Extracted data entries
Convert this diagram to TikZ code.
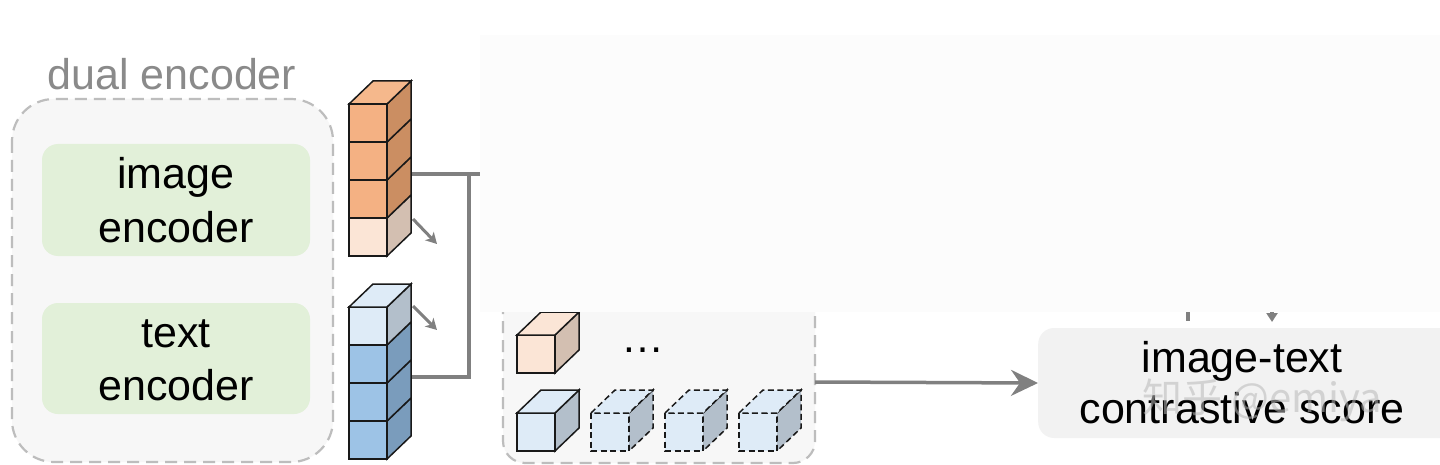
\documentclass[tikz,border=0pt]{standalone}
\usepackage{fontspec}
\setmainfont{Liberation Sans}
\newfontfamily\cjk{Noto Sans CJK SC}
\usetikzlibrary{arrows.meta}
\definecolor{dashgray}{HTML}{BDBDBD}
\definecolor{boxfill}{HTML}{F7F7F7}
\definecolor{greenfill}{HTML}{E2F0D9}
\definecolor{scorefill}{HTML}{F2F2F2}
\definecolor{conngray}{HTML}{808080}
\definecolor{labelgray}{HTML}{8A8A8A}
\definecolor{orfront}{HTML}{F4B183}
\definecolor{orside}{HTML}{CB8E62}
\definecolor{ortop}{HTML}{F5B88C}
\definecolor{pchfront}{HTML}{FBE5D6}
\definecolor{pchside}{HTML}{D3BFB1}
\definecolor{lbfront}{HTML}{DEEBF7}
\definecolor{lbside}{HTML}{B3BFCB}
\definecolor{bfront}{HTML}{9DC3E6}
\definecolor{bside}{HTML}{7A9CBC}
\definecolor{maskfill}{HTML}{FCFCFC}
\newcommand\drawcell[5]{% x, y (front top-left), front, side, style
  \filldraw[#5, fill=#3] (#1,#2) rectangle ++(38,38);
  \filldraw[#5, fill=#4] (#1+38,#2) -- ++(24,-23) -- ++(0,38) -- ++(-24,23) -- cycle;
}
\newcommand\drawtop[3]{% x, y, fill+style
  \filldraw[#3] (#1,#2) -- ++(24,-23) -- ++(38,0) -- ++(-24,23) -- cycle;
}
\tikzset{
  dashbox/.style={draw=dashgray, line width=2.2pt, dash pattern=on 12pt off 7pt, fill=boxfill},
  encbox/.style={fill=greenfill, rounded corners=16pt, inner sep=0pt},
  bigtext/.style={font=\fontsize{43}{50}\selectfont, inner sep=0pt, anchor=base},
  conn/.style={draw=conngray, line width=3.5pt},
  cubeline/.style={draw=black!90, line width=1.5pt},
  cubedash/.style={draw=black!90, line width=1.5pt, dash pattern=on 6pt off 3.5pt},
}
\begin{document}
\begin{tikzpicture}[x=1pt, y=-1pt]
\useasboundingbox (0,0) rectangle (1440,465);
\fill[white] (0,0) rectangle (1440,465);

% dual encoder box
\draw[dashbox, rounded corners=42pt] (12,99) rectangle (333,462);
\node[bigtext, text=labelgray] (duallabel) at (172,90) {dual encoder};
\node[encbox, minimum width=268pt, minimum height=112pt] (imgenc) at (176,200) {};
\node[bigtext] (imgt1) at (176,189) {image};
\node[bigtext] (imgt2) at (176,242) {encoder};
\node[encbox, minimum width=268pt, minimum height=111pt] (txtenc) at (176,358.5) {};
\node[bigtext] (txtt1) at (176,347) {text};
\node[bigtext] (txtt2) at (176,400) {encoder};

% image embedding stack
\drawcell{349}{218}{pchfront}{pchside}{cubeline}
\drawcell{349}{180}{orfront}{orside}{cubeline}
\drawcell{349}{142}{orfront}{orside}{cubeline}
\drawcell{349}{104}{orfront}{orside}{cubeline}
\drawtop{349}{104}{cubeline, fill=ortop}
% text embedding stack
\drawcell{349}{421}{bfront}{bside}{cubeline}
\drawcell{349}{383}{bfront}{bside}{cubeline}
\drawcell{349}{345}{bfront}{bside}{cubeline}
\drawcell{349}{307}{lbfront}{lbside}{cubeline}
\drawtop{349}{307}{cubeline, fill=lbfront}

\coordinate (iout) at (412,174);
\coordinate (tout) at (412,377);
\coordinate (jtop) at (469,174);
\coordinate (iend) at (500,174);
\draw[conn] (iout) -- (iend);
\draw[conn] (tout) -| (jtop);

\coordinate (a1s) at (413,219);
\coordinate (a1e) at (437,244);
\coordinate (a2s) at (413,306);
\coordinate (a2e) at (437,330);
\draw[conn, line width=3pt, -{Stealth[length=11pt, width=12pt, inset=3pt]}] (a1s) -- (a1e);
\draw[conn, line width=3pt, -{Stealth[length=11pt, width=12pt, inset=3pt]}] (a2s) -- (a2e);

% middle box
\draw[dashbox, rounded corners=22pt] (503,280) rectangle (815,463);
\drawcell{517}{335}{pchfront}{pchside}{cubeline}
\drawtop{517}{335}{cubeline, fill=pchfront}
\node[font=\fontsize{43}{50}\selectfont, inner sep=0pt, anchor=base] (dots) at (643,352) {…};
\drawcell{517}{413}{lbfront}{lbside}{cubeline}
\drawtop{517}{413}{cubeline, fill=lbfront}
\drawcell{591}{413}{lbfront}{lbside}{cubedash}
\drawtop{591}{413}{cubedash, fill=lbfront}
\drawcell{665}{413}{lbfront}{lbside}{cubedash}
\drawtop{665}{413}{cubedash, fill=lbfront}
\drawcell{739}{413}{lbfront}{lbside}{cubedash}
\drawtop{739}{413}{cubedash, fill=lbfront}

% score box
\node[fill=scorefill, rounded corners=16pt, minimum width=420pt, minimum height=110pt, inner sep=0pt, anchor=west] (score) at (1038,383) {};
\node[bigtext] (sc1) at (1242,372) {image-text};
\node[bigtext] (sc2) at (1242,423) {contrastive score};

\coordinate (mout) at (815,382);
\draw[conn, -{Stealth[length=27pt, width=26pt, inset=9pt]}] (mout) -- (score.west);

% lines running under the mask
\coordinate (h1s) at (1188,200);
\coordinate (h1e) at (1188,321);
\coordinate (h2s) at (1272,200);
\coordinate (h2e) at (1272,322);
\draw[conn] (h1s) -- (h1e);
\draw[conn, -{Triangle[length=9pt, width=11pt]}] (h2s) -- (h2e);

% mask
\fill[maskfill] (480,35) rectangle (1440,312);

% watermark
\node[font=\cjk\fontsize{40}{44}\selectfont, text=gray!55, opacity=0.55, inner sep=0pt, anchor=base west] (wm) at (1142,412) {知乎 @emiya};
\end{tikzpicture}
\end{document}
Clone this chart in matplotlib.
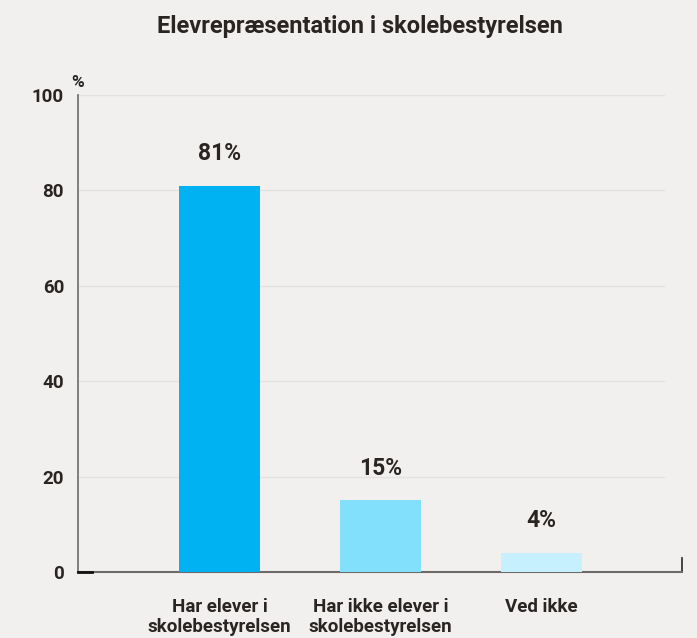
import matplotlib.pyplot as plt

categories = ["Har elever i\nskolebestyrelsen", "Har ikke elever i\nskolebestyrelsen", "Ved ikke"]
values = [81, 15, 4]
value_labels = ["81%", "15%", "4%"]
colors = ["#00B2F2", "#82E0FC", "#C6F0FD"]
yticks = [0, 20, 40, 60, 80, 100]

bg = "#F2F0EE"
ink = "#2A2523"
plt.rcParams["font.family"] = ["Roboto", "DejaVu Sans"]

fig = plt.figure(figsize=(6.97, 6.38), dpi=100, facecolor=bg)
ax = fig.add_axes([78 / 697, 66 / 638, 604 / 697, 477 / 638], facecolor=bg)

x = list(range(len(categories)))
ax.bar(x, values, width=0.503, color=colors, zorder=3)
for xi, v, lab in zip(x, values, value_labels):
    ax.text(xi, v + 4.3, lab, ha="center", va="bottom", fontsize=16.5,
            fontweight="semibold", color=ink)

ax.set_xlim(-0.879, 2.873)
ax.set_ylim(0, 100)
ax.set_yticks(yticks)
ax.set_yticklabels([str(t) for t in yticks], fontsize=13.5, fontweight="semibold", color=ink)
ax.tick_params(axis="y", length=0, pad=10)
ax.set_xticks(x)
ax.set_xticklabels(categories, fontsize=13.5, fontweight="semibold", color=ink, linespacing=1.08)
ax.tick_params(axis="x", length=0, pad=19)

for t in yticks[1:]:
    ax.axhline(t, color="#E4E2E0", lw=1, zorder=1, xmax=0.97)

for s in ["top", "right"]:
    ax.spines[s].set_visible(False)
ax.spines["left"].set_color("#6E6A68")
ax.spines["bottom"].set_color("#6E6A68")
ax.spines["left"].set_linewidth(1.2)
ax.spines["bottom"].set_linewidth(1.5)
ax.plot([1.0, 1.0], [0, 3], transform=ax.get_yaxis_transform(), color="#2A2523",
        lw=1.2, clip_on=False)
ax.plot([-0.879, -0.79], [0, 0], color="#111111", lw=2, clip_on=False, zorder=4)

ax.text(0, 1.01, "%", transform=ax.transAxes, ha="center", va="bottom",
        fontsize=12.5, fontweight="semibold", color=ink)

fig.text(360 / 697, 1 - 26 / 638, "Elevrepræsentation i skolebestyrelsen", ha="center",
         va="center", fontsize=17, fontweight="semibold", color=ink)

fig.savefig("out.png", dpi=100, facecolor=bg)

_What the exercise asks_
Both the first line of the records above and the line containing "(txtt2) at (176,400)" belong in the copy; please return them and every line between, exactly, minus the pictures.

_Correct output_
Convert this diagram to TikZ code.
\documentclass[tikz,border=0pt]{standalone}
\usepackage{fontspec}
\setmainfont{Liberation Sans}
\newfontfamily\cjk{Noto Sans CJK SC}
\usetikzlibrary{arrows.meta}
\definecolor{dashgray}{HTML}{BDBDBD}
\definecolor{boxfill}{HTML}{F7F7F7}
\definecolor{greenfill}{HTML}{E2F0D9}
\definecolor{scorefill}{HTML}{F2F2F2}
\definecolor{conngray}{HTML}{808080}
\definecolor{labelgray}{HTML}{8A8A8A}
\definecolor{orfront}{HTML}{F4B183}
\definecolor{orside}{HTML}{CB8E62}
\definecolor{ortop}{HTML}{F5B88C}
\definecolor{pchfront}{HTML}{FBE5D6}
\definecolor{pchside}{HTML}{D3BFB1}
\definecolor{lbfront}{HTML}{DEEBF7}
\definecolor{lbside}{HTML}{B3BFCB}
\definecolor{bfront}{HTML}{9DC3E6}
\definecolor{bside}{HTML}{7A9CBC}
\definecolor{maskfill}{HTML}{FCFCFC}
\newcommand\drawcell[5]{% x, y (front top-left), front, side, style
  \filldraw[#5, fill=#3] (#1,#2) rectangle ++(38,38);
  \filldraw[#5, fill=#4] (#1+38,#2) -- ++(24,-23) -- ++(0,38) -- ++(-24,23) -- cycle;
}
\newcommand\drawtop[3]{% x, y, fill+style
  \filldraw[#3] (#1,#2) -- ++(24,-23) -- ++(38,0) -- ++(-24,23) -- cycle;
}
\tikzset{
  dashbox/.style={draw=dashgray, line width=2.2pt, dash pattern=on 12pt off 7pt, fill=boxfill},
  encbox/.style={fill=greenfill, rounded corners=16pt, inner sep=0pt},
  bigtext/.style={font=\fontsize{43}{50}\selectfont, inner sep=0pt, anchor=base},
  conn/.style={draw=conngray, line width=3.5pt},
  cubeline/.style={draw=black!90, line width=1.5pt},
  cubedash/.style={draw=black!90, line width=1.5pt, dash pattern=on 6pt off 3.5pt},
}
\begin{document}
\begin{tikzpicture}[x=1pt, y=-1pt]
\useasboundingbox (0,0) rectangle (1440,465);
\fill[white] (0,0) rectangle (1440,465);

% dual encoder box
\draw[dashbox, rounded corners=42pt] (12,99) rectangle (333,462);
\node[bigtext, text=labelgray] (duallabel) at (172,90) {dual encoder};
\node[encbox, minimum width=268pt, minimum height=112pt] (imgenc) at (176,200) {};
\node[bigtext] (imgt1) at (176,189) {image};
\node[bigtext] (imgt2) at (176,242) {encoder};
\node[encbox, minimum width=268pt, minimum height=111pt] (txtenc) at (176,358.5) {};
\node[bigtext] (txtt1) at (176,347) {text};
\node[bigtext] (txtt2) at (176,400) {encoder};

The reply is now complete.